INPUT:

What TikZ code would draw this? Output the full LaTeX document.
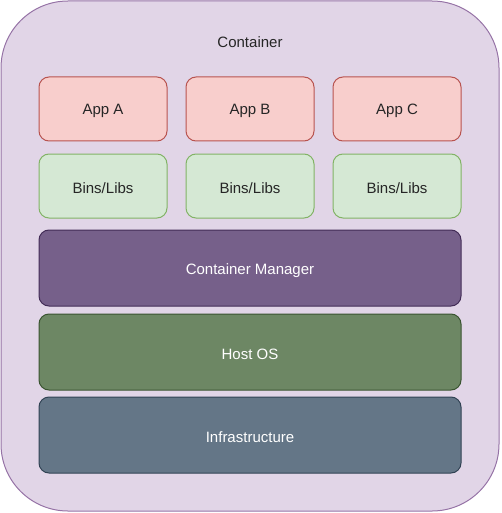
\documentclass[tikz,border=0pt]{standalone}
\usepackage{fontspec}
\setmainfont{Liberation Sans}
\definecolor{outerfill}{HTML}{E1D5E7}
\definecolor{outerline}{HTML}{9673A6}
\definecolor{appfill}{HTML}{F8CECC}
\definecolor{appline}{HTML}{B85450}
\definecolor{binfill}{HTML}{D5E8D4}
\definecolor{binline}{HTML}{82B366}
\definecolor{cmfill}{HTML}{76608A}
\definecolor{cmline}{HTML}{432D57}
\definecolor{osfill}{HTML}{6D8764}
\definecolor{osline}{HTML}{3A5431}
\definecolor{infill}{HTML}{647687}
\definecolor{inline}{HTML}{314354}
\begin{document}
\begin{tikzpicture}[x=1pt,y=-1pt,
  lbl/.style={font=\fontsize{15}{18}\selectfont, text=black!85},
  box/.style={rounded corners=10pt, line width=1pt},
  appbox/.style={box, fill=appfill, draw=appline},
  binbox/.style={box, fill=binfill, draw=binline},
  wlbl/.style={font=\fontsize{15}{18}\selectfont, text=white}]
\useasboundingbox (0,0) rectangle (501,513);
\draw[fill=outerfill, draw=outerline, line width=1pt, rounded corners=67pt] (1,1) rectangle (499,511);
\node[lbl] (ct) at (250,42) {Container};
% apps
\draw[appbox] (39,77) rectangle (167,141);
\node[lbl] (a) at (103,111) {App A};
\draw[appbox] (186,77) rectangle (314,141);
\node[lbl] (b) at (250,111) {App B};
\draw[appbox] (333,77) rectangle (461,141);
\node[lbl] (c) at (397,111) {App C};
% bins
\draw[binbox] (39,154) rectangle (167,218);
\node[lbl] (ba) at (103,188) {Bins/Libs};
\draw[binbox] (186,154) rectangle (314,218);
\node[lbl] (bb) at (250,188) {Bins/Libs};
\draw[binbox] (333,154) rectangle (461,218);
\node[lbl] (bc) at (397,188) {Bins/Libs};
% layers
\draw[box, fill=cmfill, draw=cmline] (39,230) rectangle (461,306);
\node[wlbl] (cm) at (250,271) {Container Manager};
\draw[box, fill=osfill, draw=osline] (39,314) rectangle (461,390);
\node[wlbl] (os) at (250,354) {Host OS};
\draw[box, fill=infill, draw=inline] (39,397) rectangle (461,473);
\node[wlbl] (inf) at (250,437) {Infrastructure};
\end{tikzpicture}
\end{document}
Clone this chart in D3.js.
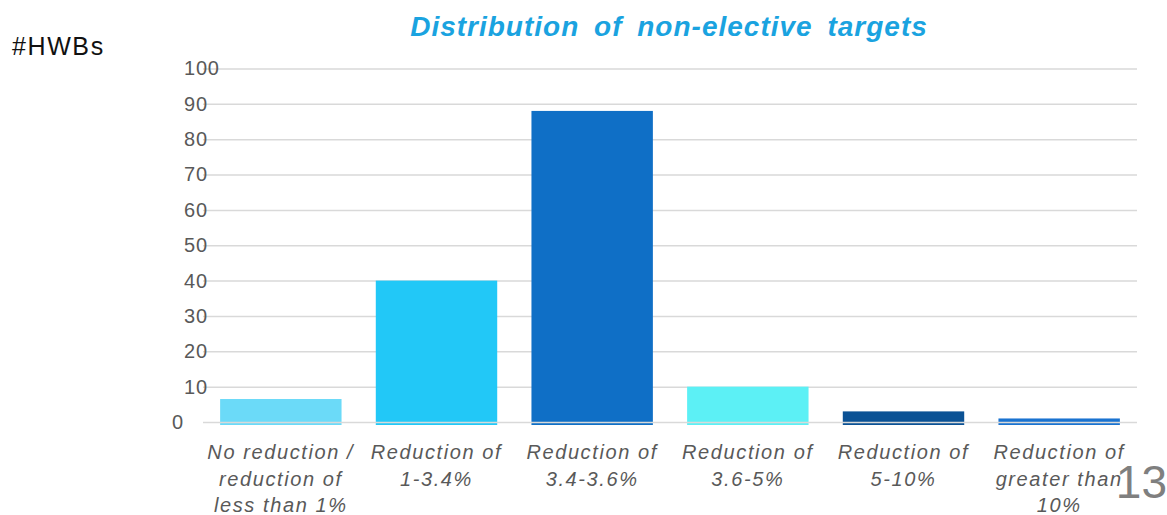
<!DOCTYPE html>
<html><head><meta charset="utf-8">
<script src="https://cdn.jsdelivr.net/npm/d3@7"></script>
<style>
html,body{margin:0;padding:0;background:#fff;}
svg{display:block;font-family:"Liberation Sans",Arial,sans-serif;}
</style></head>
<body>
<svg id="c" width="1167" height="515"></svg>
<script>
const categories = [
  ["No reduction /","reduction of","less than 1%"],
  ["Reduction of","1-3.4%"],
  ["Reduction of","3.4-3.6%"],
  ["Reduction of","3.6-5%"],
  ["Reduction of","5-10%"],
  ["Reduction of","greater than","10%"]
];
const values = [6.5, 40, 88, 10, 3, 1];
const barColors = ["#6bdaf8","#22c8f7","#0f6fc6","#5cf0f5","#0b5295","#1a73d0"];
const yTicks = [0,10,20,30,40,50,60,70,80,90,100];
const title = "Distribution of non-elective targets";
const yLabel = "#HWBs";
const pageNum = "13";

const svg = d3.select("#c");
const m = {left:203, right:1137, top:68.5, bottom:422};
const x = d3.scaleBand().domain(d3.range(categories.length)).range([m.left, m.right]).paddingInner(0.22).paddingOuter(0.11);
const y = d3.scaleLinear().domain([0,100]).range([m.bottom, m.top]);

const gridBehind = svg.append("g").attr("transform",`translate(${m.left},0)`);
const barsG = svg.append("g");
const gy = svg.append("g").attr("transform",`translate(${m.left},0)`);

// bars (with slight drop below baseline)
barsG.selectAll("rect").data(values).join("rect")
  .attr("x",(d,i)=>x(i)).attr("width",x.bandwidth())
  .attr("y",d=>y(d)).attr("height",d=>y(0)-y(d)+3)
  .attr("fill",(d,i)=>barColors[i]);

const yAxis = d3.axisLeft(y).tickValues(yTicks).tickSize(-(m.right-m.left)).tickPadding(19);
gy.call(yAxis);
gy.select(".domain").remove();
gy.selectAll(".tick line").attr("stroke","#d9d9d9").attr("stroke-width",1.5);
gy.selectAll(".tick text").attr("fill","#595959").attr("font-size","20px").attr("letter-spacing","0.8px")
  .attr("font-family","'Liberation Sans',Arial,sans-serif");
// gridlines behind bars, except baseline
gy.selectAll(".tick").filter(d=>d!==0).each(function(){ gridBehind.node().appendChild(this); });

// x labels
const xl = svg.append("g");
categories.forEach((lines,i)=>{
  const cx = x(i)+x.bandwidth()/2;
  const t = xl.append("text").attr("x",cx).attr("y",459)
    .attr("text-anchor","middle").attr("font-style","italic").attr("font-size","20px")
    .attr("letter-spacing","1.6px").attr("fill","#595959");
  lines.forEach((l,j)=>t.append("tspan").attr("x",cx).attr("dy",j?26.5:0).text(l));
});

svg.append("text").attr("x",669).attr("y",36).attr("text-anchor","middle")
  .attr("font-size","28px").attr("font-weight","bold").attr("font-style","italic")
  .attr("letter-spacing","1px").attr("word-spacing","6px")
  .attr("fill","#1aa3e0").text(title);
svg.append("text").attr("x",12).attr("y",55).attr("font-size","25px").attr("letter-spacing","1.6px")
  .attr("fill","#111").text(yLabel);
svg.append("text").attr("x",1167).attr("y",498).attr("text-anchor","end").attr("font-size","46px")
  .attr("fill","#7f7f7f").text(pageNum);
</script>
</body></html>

REQUIREMENT:
Copy the records above exactly, omitting every picture.

ANSWER BELOW:
What TikZ code would draw this? Output the full LaTeX document.
\documentclass[tikz,border=0pt]{standalone}
\usepackage{fontspec}
\setmainfont{Liberation Sans}
\definecolor{outerfill}{HTML}{E1D5E7}
\definecolor{outerline}{HTML}{9673A6}
\definecolor{appfill}{HTML}{F8CECC}
\definecolor{appline}{HTML}{B85450}
\definecolor{binfill}{HTML}{D5E8D4}
\definecolor{binline}{HTML}{82B366}
\definecolor{cmfill}{HTML}{76608A}
\definecolor{cmline}{HTML}{432D57}
\definecolor{osfill}{HTML}{6D8764}
\definecolor{osline}{HTML}{3A5431}
\definecolor{infill}{HTML}{647687}
\definecolor{inline}{HTML}{314354}
\begin{document}
\begin{tikzpicture}[x=1pt,y=-1pt,
  lbl/.style={font=\fontsize{15}{18}\selectfont, text=black!85},
  box/.style={rounded corners=10pt, line width=1pt},
  appbox/.style={box, fill=appfill, draw=appline},
  binbox/.style={box, fill=binfill, draw=binline},
  wlbl/.style={font=\fontsize{15}{18}\selectfont, text=white}]
\useasboundingbox (0,0) rectangle (501,513);
\draw[fill=outerfill, draw=outerline, line width=1pt, rounded corners=67pt] (1,1) rectangle (499,511);
\node[lbl] (ct) at (250,42) {Container};
% apps
\draw[appbox] (39,77) rectangle (167,141);
\node[lbl] (a) at (103,111) {App A};
\draw[appbox] (186,77) rectangle (314,141);
\node[lbl] (b) at (250,111) {App B};
\draw[appbox] (333,77) rectangle (461,141);
\node[lbl] (c) at (397,111) {App C};
% bins
\draw[binbox] (39,154) rectangle (167,218);
\node[lbl] (ba) at (103,188) {Bins/Libs};
\draw[binbox] (186,154) rectangle (314,218);
\node[lbl] (bb) at (250,188) {Bins/Libs};
\draw[binbox] (333,154) rectangle (461,218);
\node[lbl] (bc) at (397,188) {Bins/Libs};
% layers
\draw[box, fill=cmfill, draw=cmline] (39,230) rectangle (461,306);
\node[wlbl] (cm) at (250,271) {Container Manager};
\draw[box, fill=osfill, draw=osline] (39,314) rectangle (461,390);
\node[wlbl] (os) at (250,354) {Host OS};
\draw[box, fill=infill, draw=inline] (39,397) rectangle (461,473);
\node[wlbl] (inf) at (250,437) {Infrastructure};
\end{tikzpicture}
\end{document}
Clone this chart in D3.js.
<!DOCTYPE html>
<html><head><meta charset="utf-8">
<script src="https://cdn.jsdelivr.net/npm/d3@7"></script>
<style>
html,body{margin:0;padding:0;background:#fff;}
svg{display:block;font-family:"Liberation Sans",Arial,sans-serif;}
</style></head>
<body>
<svg id="c" width="1167" height="515"></svg>
<script>
const categories = [
  ["No reduction /","reduction of","less than 1%"],
  ["Reduction of","1-3.4%"],
  ["Reduction of","3.4-3.6%"],
  ["Reduction of","3.6-5%"],
  ["Reduction of","5-10%"],
  ["Reduction of","greater than","10%"]
];
const values = [6.5, 40, 88, 10, 3, 1];
const barColors = ["#6bdaf8","#22c8f7","#0f6fc6","#5cf0f5","#0b5295","#1a73d0"];
const yTicks = [0,10,20,30,40,50,60,70,80,90,100];
const title = "Distribution of non-elective targets";
const yLabel = "#HWBs";
const pageNum = "13";

const svg = d3.select("#c");
const m = {left:203, right:1137, top:68.5, bottom:422};
const x = d3.scaleBand().domain(d3.range(categories.length)).range([m.left, m.right]).paddingInner(0.22).paddingOuter(0.11);
const y = d3.scaleLinear().domain([0,100]).range([m.bottom, m.top]);

const gridBehind = svg.append("g").attr("transform",`translate(${m.left},0)`);
const barsG = svg.append("g");
const gy = svg.append("g").attr("transform",`translate(${m.left},0)`);

// bars (with slight drop below baseline)
barsG.selectAll("rect").data(values).join("rect")
  .attr("x",(d,i)=>x(i)).attr("width",x.bandwidth())
  .attr("y",d=>y(d)).attr("height",d=>y(0)-y(d)+3)
  .attr("fill",(d,i)=>barColors[i]);

const yAxis = d3.axisLeft(y).tickValues(yTicks).tickSize(-(m.right-m.left)).tickPadding(19);
gy.call(yAxis);
gy.select(".domain").remove();
gy.selectAll(".tick line").attr("stroke","#d9d9d9").attr("stroke-width",1.5);
gy.selectAll(".tick text").attr("fill","#595959").attr("font-size","20px").attr("letter-spacing","0.8px")
  .attr("font-family","'Liberation Sans',Arial,sans-serif");
// gridlines behind bars, except baseline
gy.selectAll(".tick").filter(d=>d!==0).each(function(){ gridBehind.node().appendChild(this); });

// x labels
const xl = svg.append("g");
categories.forEach((lines,i)=>{
  const cx = x(i)+x.bandwidth()/2;
  const t = xl.append("text").attr("x",cx).attr("y",459)
    .attr("text-anchor","middle").attr("font-style","italic").attr("font-size","20px")
    .attr("letter-spacing","1.6px").attr("fill","#595959");
  lines.forEach((l,j)=>t.append("tspan").attr("x",cx).attr("dy",j?26.5:0).text(l));
});

svg.append("text").attr("x",669).attr("y",36).attr("text-anchor","middle")
  .attr("font-size","28px").attr("font-weight","bold").attr("font-style","italic")
  .attr("letter-spacing","1px").attr("word-spacing","6px")
  .attr("fill","#1aa3e0").text(title);
svg.append("text").attr("x",12).attr("y",55).attr("font-size","25px").attr("letter-spacing","1.6px")
  .attr("fill","#111").text(yLabel);
svg.append("text").attr("x",1167).attr("y",498).attr("text-anchor","end").attr("font-size","46px")
  .attr("fill","#7f7f7f").text(pageNum);
</script>
</body></html>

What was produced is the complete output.